Opinion

Paul Smalera

Raiding the future of the Internet

Feb 17, 2012 13:31 EST

Think right now about your home bookshelf. If yours looks like mine, it contains odds and ends, comic books you’ve saved for years, books mailed to you or bought on a street corner, your own collection of dog-eared titles, some old yearbooks. Now think about the privacy of your own home and the few legal ways in which that privacy can be violated: an emergency response, a crime, a public health crisis. Imagine if once a year you had to open your door to a copyright agent who could scan your library for content that you have not paid for, add up your violations, and send you a bill. Imagine if the agent came by once a week, or even once a day. Imagine that the agent found a picture of the nerdy kid from high school in your yearbook and explained that that kid copyrighted his likeness, so you’ll have to either pay up or destroy his high school photo.

This is the world that content companies want to create. Legislation they have proposed in the U.S. and around the world — SOPA, PIPA and ACTA — would open the Internet’s house to any agent.

Artists and big companies often warn us of the opposite of this problem — the idea that the Internet is a lawless space where content is pirated, stolen and shared recklessly, costing them billions of dollars in lost revenue and shrinking the incentives for artists to produce new works. After all, if they can’t be paid fairly for them, why bother?

But not being able to monetize media doesn’t mean you have to obsessively limit it. As the content companies see it, the bookshelf described above is the data stream heading into your house, and they, specifically those who create music and video, are demanding that governments consent, more or less, to let them tap the wires. SOPA and PIPA are currently on hold, but ACTA, whose provisions are almost as enveloping, is taking root all over Europe, though not without protests.

Amazingly, governments around the world, including the Obama administration, resisted making ACTA’s text public. American politicians said the provisions the U.S. was agreeing to enforce were “national security secrets.” Ironic, then, that the Internet should be open for inspection, but the inspectors’ marching orders shouldn’t.

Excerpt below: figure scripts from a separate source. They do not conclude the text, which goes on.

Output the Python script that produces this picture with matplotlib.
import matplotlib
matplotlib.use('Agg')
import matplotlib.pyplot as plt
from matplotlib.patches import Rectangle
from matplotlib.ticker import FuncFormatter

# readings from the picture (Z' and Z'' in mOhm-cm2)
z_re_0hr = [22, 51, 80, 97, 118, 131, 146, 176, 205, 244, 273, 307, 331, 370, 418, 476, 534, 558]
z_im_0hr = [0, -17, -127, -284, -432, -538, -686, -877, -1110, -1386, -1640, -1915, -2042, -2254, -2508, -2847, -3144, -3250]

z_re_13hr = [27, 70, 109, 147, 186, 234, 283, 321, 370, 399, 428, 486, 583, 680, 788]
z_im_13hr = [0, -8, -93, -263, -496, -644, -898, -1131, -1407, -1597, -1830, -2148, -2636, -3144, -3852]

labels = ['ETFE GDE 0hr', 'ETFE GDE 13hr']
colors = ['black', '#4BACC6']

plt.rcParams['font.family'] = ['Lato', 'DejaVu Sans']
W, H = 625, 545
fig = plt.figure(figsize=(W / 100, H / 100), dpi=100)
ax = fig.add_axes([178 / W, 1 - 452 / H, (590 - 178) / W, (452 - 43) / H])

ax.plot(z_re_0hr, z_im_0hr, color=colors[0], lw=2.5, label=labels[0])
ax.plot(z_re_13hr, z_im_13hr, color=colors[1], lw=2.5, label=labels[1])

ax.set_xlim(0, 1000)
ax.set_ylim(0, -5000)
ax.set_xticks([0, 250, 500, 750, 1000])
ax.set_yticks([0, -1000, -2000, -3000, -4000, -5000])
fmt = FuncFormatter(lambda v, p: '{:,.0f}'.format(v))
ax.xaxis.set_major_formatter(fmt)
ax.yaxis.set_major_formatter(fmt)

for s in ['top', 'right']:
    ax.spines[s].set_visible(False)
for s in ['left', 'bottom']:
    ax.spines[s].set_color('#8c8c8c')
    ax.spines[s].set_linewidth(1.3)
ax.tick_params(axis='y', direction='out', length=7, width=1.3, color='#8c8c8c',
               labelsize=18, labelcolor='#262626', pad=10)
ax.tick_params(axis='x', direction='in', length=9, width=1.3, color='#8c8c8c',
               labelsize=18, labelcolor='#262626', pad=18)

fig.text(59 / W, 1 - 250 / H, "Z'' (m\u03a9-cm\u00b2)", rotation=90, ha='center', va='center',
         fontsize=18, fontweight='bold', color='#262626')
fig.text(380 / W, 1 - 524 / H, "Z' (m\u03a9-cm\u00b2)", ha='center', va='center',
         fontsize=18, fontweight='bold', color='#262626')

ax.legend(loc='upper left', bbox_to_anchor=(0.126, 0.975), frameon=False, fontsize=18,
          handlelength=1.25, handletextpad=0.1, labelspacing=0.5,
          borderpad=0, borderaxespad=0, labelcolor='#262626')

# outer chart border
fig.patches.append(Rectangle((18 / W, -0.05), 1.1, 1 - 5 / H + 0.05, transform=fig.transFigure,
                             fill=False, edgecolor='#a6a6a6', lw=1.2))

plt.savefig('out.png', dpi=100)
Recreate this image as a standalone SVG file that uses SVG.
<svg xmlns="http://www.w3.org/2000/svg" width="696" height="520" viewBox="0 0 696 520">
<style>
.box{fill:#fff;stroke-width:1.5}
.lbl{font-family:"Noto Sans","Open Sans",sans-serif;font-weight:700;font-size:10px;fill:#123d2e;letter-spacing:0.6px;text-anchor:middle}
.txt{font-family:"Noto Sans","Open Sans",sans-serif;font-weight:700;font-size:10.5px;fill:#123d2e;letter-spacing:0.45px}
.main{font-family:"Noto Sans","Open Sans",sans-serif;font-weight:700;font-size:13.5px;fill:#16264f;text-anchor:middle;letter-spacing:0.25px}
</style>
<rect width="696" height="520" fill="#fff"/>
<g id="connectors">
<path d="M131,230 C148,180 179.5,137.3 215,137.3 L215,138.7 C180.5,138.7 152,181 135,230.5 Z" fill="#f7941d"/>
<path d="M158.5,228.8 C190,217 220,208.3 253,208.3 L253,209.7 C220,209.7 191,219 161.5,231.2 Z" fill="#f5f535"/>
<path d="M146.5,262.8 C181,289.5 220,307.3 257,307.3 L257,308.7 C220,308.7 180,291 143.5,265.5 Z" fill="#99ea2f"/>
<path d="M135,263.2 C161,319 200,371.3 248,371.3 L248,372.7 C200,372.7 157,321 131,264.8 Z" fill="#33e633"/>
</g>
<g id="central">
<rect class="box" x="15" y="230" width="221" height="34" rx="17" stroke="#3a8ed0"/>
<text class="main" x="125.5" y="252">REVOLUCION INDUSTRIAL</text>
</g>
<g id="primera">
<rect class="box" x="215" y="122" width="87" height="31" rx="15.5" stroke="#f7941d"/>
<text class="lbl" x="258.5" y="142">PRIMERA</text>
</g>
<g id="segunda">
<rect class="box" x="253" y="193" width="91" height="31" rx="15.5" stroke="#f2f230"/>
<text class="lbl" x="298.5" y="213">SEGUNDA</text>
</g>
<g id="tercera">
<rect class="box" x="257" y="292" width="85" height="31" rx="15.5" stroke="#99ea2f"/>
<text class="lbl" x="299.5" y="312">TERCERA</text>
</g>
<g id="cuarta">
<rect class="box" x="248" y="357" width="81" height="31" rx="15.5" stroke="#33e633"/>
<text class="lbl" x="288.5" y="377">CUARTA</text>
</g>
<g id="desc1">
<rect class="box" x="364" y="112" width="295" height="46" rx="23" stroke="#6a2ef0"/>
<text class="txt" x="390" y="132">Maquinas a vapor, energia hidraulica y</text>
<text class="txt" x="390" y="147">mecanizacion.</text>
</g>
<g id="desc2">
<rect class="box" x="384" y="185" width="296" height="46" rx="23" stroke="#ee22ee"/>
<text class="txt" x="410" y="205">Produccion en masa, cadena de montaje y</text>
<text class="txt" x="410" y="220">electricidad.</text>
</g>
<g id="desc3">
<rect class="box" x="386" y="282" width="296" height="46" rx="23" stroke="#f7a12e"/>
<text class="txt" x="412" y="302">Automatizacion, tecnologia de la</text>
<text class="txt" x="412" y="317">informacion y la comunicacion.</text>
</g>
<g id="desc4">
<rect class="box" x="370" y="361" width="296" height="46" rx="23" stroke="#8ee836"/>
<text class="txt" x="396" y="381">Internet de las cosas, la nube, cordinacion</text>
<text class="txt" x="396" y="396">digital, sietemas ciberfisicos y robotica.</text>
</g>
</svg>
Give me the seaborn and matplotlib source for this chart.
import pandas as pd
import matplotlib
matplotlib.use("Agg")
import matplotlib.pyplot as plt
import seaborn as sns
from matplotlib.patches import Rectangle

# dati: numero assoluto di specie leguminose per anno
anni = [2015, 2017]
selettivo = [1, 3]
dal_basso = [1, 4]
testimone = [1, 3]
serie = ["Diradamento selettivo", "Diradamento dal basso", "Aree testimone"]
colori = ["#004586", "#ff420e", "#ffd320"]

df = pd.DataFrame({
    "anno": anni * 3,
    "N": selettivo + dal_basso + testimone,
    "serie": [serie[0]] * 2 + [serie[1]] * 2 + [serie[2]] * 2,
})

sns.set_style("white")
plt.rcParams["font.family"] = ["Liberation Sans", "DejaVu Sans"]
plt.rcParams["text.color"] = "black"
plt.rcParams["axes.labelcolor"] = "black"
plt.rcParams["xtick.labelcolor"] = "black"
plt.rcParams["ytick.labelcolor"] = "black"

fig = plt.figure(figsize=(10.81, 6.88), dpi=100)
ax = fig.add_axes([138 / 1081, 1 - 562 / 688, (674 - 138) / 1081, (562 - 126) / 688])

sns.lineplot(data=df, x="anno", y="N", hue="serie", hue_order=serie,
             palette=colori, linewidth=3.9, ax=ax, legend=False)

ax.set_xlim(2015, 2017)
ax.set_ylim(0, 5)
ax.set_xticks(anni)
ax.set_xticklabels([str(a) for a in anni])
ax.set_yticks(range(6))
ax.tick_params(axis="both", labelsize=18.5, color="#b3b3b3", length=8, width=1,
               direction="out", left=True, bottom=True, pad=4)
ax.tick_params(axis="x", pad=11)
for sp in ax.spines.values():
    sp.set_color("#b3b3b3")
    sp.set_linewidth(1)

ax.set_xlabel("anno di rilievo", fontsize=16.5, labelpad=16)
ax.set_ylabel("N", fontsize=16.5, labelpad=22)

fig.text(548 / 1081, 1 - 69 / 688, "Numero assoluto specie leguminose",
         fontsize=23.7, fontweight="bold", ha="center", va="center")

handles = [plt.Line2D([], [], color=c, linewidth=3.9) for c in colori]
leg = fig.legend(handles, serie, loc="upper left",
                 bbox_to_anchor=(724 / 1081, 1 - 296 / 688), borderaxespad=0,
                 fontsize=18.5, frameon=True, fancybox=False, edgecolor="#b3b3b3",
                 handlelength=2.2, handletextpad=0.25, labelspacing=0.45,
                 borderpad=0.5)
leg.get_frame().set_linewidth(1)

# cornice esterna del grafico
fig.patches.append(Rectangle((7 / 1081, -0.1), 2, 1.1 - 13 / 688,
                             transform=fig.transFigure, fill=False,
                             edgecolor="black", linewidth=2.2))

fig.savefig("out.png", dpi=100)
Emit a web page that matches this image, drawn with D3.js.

When the text was eventually leaked, reportedly by EU officials, the measures didn’t quite allow copyright agents to search your house, but they weren’t too far off. One particularly draconian provision allows for border searches of iPods and other electronic devices — not for terrorism prevention, but for theft of intellectual property. I suppose this means that if you were planning on partying to Danger Mouse’s The Grey Album or Girl Talk’s All Day on your Cancun vacation, you had better burn it to a CD and stuff it into your underwear, lest the Border Patrol decide to take your Genius Mode for a whirl.

According to a recent study on SOPA, 52 percent of Americans support penalties of some sort for illegal downloading, but only 36 percent support the provisions for enforcing copyright protection that SOPA allowed. If there were clearer proof that Americans, and indeed people around the world, could be convinced to pay for content if the system were fair, friendly and flexible, Apple or Amazon would have already created it. Which, actually, maybe they have.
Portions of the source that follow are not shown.